*** Information provided ***

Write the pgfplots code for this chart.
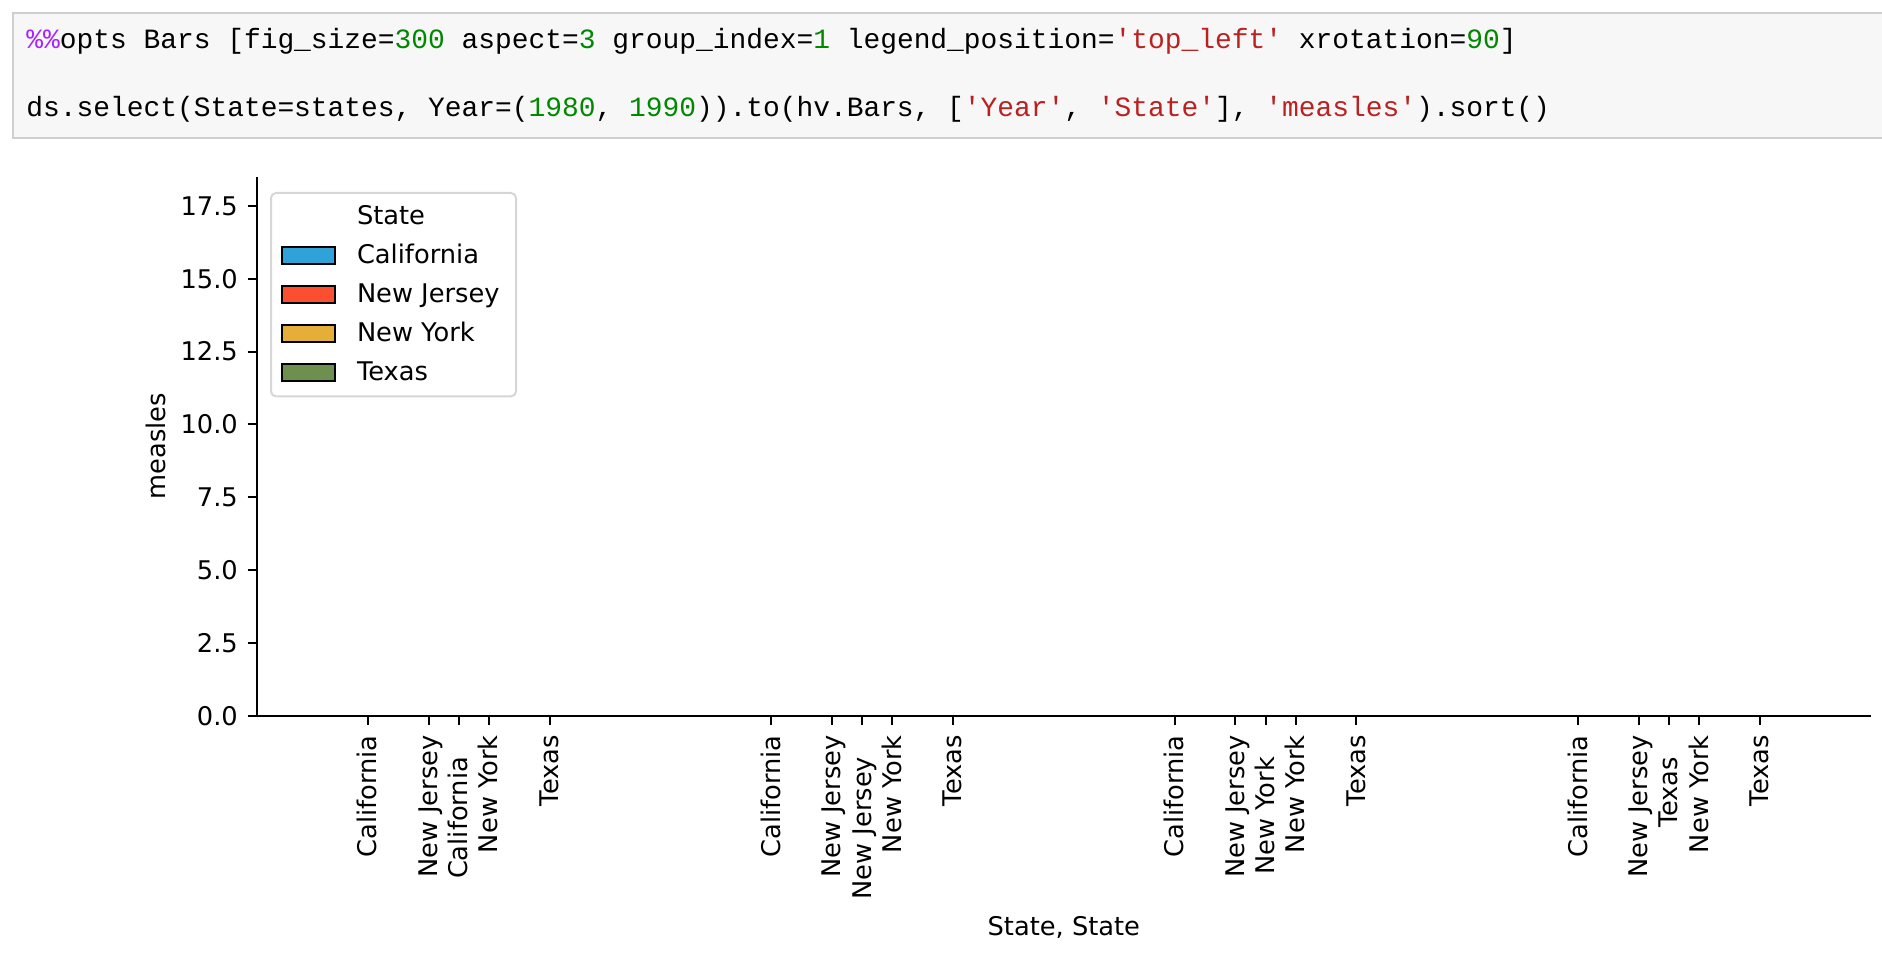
\documentclass[border=0pt]{standalone}
\usepackage{pgfplots}
\pgfplotsset{compat=1.18}
\usepackage{fontspec}
\setmainfont{DejaVu Sans}
\setmonofont{Liberation Mono}
\definecolor{cCA}{HTML}{30A2DA}
\definecolor{cNJ}{HTML}{FC4F30}
\definecolor{cNY}{HTML}{E5AE38}
\definecolor{cTX}{HTML}{6D904F}
\definecolor{cellbg}{HTML}{F7F7F7}
\definecolor{cellbd}{HTML}{CFCFCF}
\definecolor{cMeta}{HTML}{AA22FF}
\definecolor{cNum}{HTML}{008800}
\definecolor{cStr}{HTML}{BA2121}
\definecolor{legbd}{HTML}{D6D6D6}
\newcommand\cf{\fontsize{12.85pt}{15.4pt}\selectfont}
\newcommand\codef{\ttfamily\fontsize{13.95pt}{16pt}\selectfont}

\begin{document}
\begin{tikzpicture}
\useasboundingbox (0,0) rectangle (941pt,-482pt);
\fill[cellbg] (6.4pt,-6.65pt) rectangle (945pt,-69.15pt);
\draw[cellbd, line width=0.9pt] (945pt,-6.65pt) -- (6.4pt,-6.65pt) -- (6.4pt,-69.15pt) -- (945pt,-69.15pt);
\node[anchor=base west, inner sep=0pt, font=\codef] at (13pt,-24pt)
  {{\color{cMeta}\%\%}opts Bars [fig\_size={\color{cNum}300} aspect={\color{cNum}3} group\_index={\color{cNum}1} legend\_position={\color{cStr}'top\_left'} xrotation={\color{cNum}90}]};
\node[anchor=base west, inner sep=0pt, font=\codef] at (13pt,-58pt)
  {ds.select(State=states, Year=({\color{cNum}1980}, {\color{cNum}1990})).to(hv.Bars, [{\color{cStr}'Year'}, {\color{cStr}'State'}], {\color{cStr}'measles'}).sort()};
\begin{axis}[
  at={(128.35pt,-357.85pt)}, anchor=south west,
  scale only axis, width=807.15pt, height=269.35pt,
  xmin=-1.84, xmax=24.84, ymin=0, ymax=18.49,
  axis lines=left,
  axis line style={-, line width=1pt, black},
  tick style={line width=1pt, black},
  tick align=outside, major tick length=4.5pt,
  xtick={0,1,2,3,6.6667,7.6667,8.6667,9.6667,13.3333,14.3333,15.3333,16.3333,20,21,22,23},
  xticklabels={California,New Jersey,New York,Texas,California,New Jersey,New York,Texas,California,New Jersey,New York,Texas,California,New Jersey,New York,Texas},
  extra x ticks={1.5,8.1667,14.8333,21.5},
  extra x tick labels={California,New Jersey,New York,Texas},
  extra x tick style={xticklabel shift=15.9pt},
  xticklabel style={rotate=90, anchor=east, inner sep=0pt, text height=11.92pt, text depth=3.03pt, font=\cf},
  xticklabel shift=5.1pt,
  ytick={0,2.5,5,7.5,10,12.5,15,17.5},
  yticklabels={0.0,2.5,5.0,7.5,10.0,12.5,15.0,17.5},
  yticklabel style={inner sep=0pt, font=\cf},
  yticklabel shift=4.75pt,
  xlabel={State, State}, ylabel={measles},
  every axis x label/.style={at={(axis description cs:0.5,-0.4071)}, anchor=base, font=\cf},
  every axis y label/.style={at={(axis description cs:-0.0568,0.5)}, rotate=90, anchor=base, font=\cf},
  legend style={at={(axis description cs:0.00824,0.9722)}, anchor=north west, draw=legbd, line width=1pt, rounded corners=2.5pt, fill=white, inner xsep=5pt, inner ysep=6.45pt, row sep=8.7pt, column sep=10.5pt, font=\cf, nodes={inner sep=0pt, text height=9.4pt, text depth=1.4pt}},
  legend cell align=left,
  legend image code/.code={\draw[sharp corners, line width=1pt, #1] (0pt,-4.25pt) rectangle (26.5pt,4.25pt);},
]
\addlegendimage{empty legend}\addlegendentry{State}
\addlegendimage{fill=cCA, draw=black}\addlegendentry{California}
\addlegendimage{fill=cNJ, draw=black}\addlegendentry{New Jersey\hspace*{3.2pt}}
\addlegendimage{fill=cNY, draw=black}\addlegendentry{New York}
\addlegendimage{fill=cTX, draw=black}\addlegendentry{Texas}
\end{axis}
\end{tikzpicture}
\end{document}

***

## Directions for this task
Take the listing and print it again exactly, but without any pictures.

## Task result
Write the pgfplots code for this chart.
\documentclass[border=0pt]{standalone}
\usepackage{pgfplots}
\pgfplotsset{compat=1.18}
\usepackage{fontspec}
\setmainfont{DejaVu Sans}
\setmonofont{Liberation Mono}
\definecolor{cCA}{HTML}{30A2DA}
\definecolor{cNJ}{HTML}{FC4F30}
\definecolor{cNY}{HTML}{E5AE38}
\definecolor{cTX}{HTML}{6D904F}
\definecolor{cellbg}{HTML}{F7F7F7}
\definecolor{cellbd}{HTML}{CFCFCF}
\definecolor{cMeta}{HTML}{AA22FF}
\definecolor{cNum}{HTML}{008800}
\definecolor{cStr}{HTML}{BA2121}
\definecolor{legbd}{HTML}{D6D6D6}
\newcommand\cf{\fontsize{12.85pt}{15.4pt}\selectfont}
\newcommand\codef{\ttfamily\fontsize{13.95pt}{16pt}\selectfont}

\begin{document}
\begin{tikzpicture}
\useasboundingbox (0,0) rectangle (941pt,-482pt);
\fill[cellbg] (6.4pt,-6.65pt) rectangle (945pt,-69.15pt);
\draw[cellbd, line width=0.9pt] (945pt,-6.65pt) -- (6.4pt,-6.65pt) -- (6.4pt,-69.15pt) -- (945pt,-69.15pt);
\node[anchor=base west, inner sep=0pt, font=\codef] at (13pt,-24pt)
  {{\color{cMeta}\%\%}opts Bars [fig\_size={\color{cNum}300} aspect={\color{cNum}3} group\_index={\color{cNum}1} legend\_position={\color{cStr}'top\_left'} xrotation={\color{cNum}90}]};
\node[anchor=base west, inner sep=0pt, font=\codef] at (13pt,-58pt)
  {ds.select(State=states, Year=({\color{cNum}1980}, {\color{cNum}1990})).to(hv.Bars, [{\color{cStr}'Year'}, {\color{cStr}'State'}], {\color{cStr}'measles'}).sort()};
\begin{axis}[
  at={(128.35pt,-357.85pt)}, anchor=south west,
  scale only axis, width=807.15pt, height=269.35pt,
  xmin=-1.84, xmax=24.84, ymin=0, ymax=18.49,
  axis lines=left,
  axis line style={-, line width=1pt, black},
  tick style={line width=1pt, black},
  tick align=outside, major tick length=4.5pt,
  xtick={0,1,2,3,6.6667,7.6667,8.6667,9.6667,13.3333,14.3333,15.3333,16.3333,20,21,22,23},
  xticklabels={California,New Jersey,New York,Texas,California,New Jersey,New York,Texas,California,New Jersey,New York,Texas,California,New Jersey,New York,Texas},
  extra x ticks={1.5,8.1667,14.8333,21.5},
  extra x tick labels={California,New Jersey,New York,Texas},
  extra x tick style={xticklabel shift=15.9pt},
  xticklabel style={rotate=90, anchor=east, inner sep=0pt, text height=11.92pt, text depth=3.03pt, font=\cf},
  xticklabel shift=5.1pt,
  ytick={0,2.5,5,7.5,10,12.5,15,17.5},
  yticklabels={0.0,2.5,5.0,7.5,10.0,12.5,15.0,17.5},
  yticklabel style={inner sep=0pt, font=\cf},
  yticklabel shift=4.75pt,
  xlabel={State, State}, ylabel={measles},
  every axis x label/.style={at={(axis description cs:0.5,-0.4071)}, anchor=base, font=\cf},
  every axis y label/.style={at={(axis description cs:-0.0568,0.5)}, rotate=90, anchor=base, font=\cf},
  legend style={at={(axis description cs:0.00824,0.9722)}, anchor=north west, draw=legbd, line width=1pt, rounded corners=2.5pt, fill=white, inner xsep=5pt, inner ysep=6.45pt, row sep=8.7pt, column sep=10.5pt, font=\cf, nodes={inner sep=0pt, text height=9.4pt, text depth=1.4pt}},
  legend cell align=left,
  legend image code/.code={\draw[sharp corners, line width=1pt, #1] (0pt,-4.25pt) rectangle (26.5pt,4.25pt);},
]
\addlegendimage{empty legend}\addlegendentry{State}
\addlegendimage{fill=cCA, draw=black}\addlegendentry{California}
\addlegendimage{fill=cNJ, draw=black}\addlegendentry{New Jersey\hspace*{3.2pt}}
\addlegendimage{fill=cNY, draw=black}\addlegendentry{New York}
\addlegendimage{fill=cTX, draw=black}\addlegendentry{Texas}
\end{axis}
\end{tikzpicture}
\end{document}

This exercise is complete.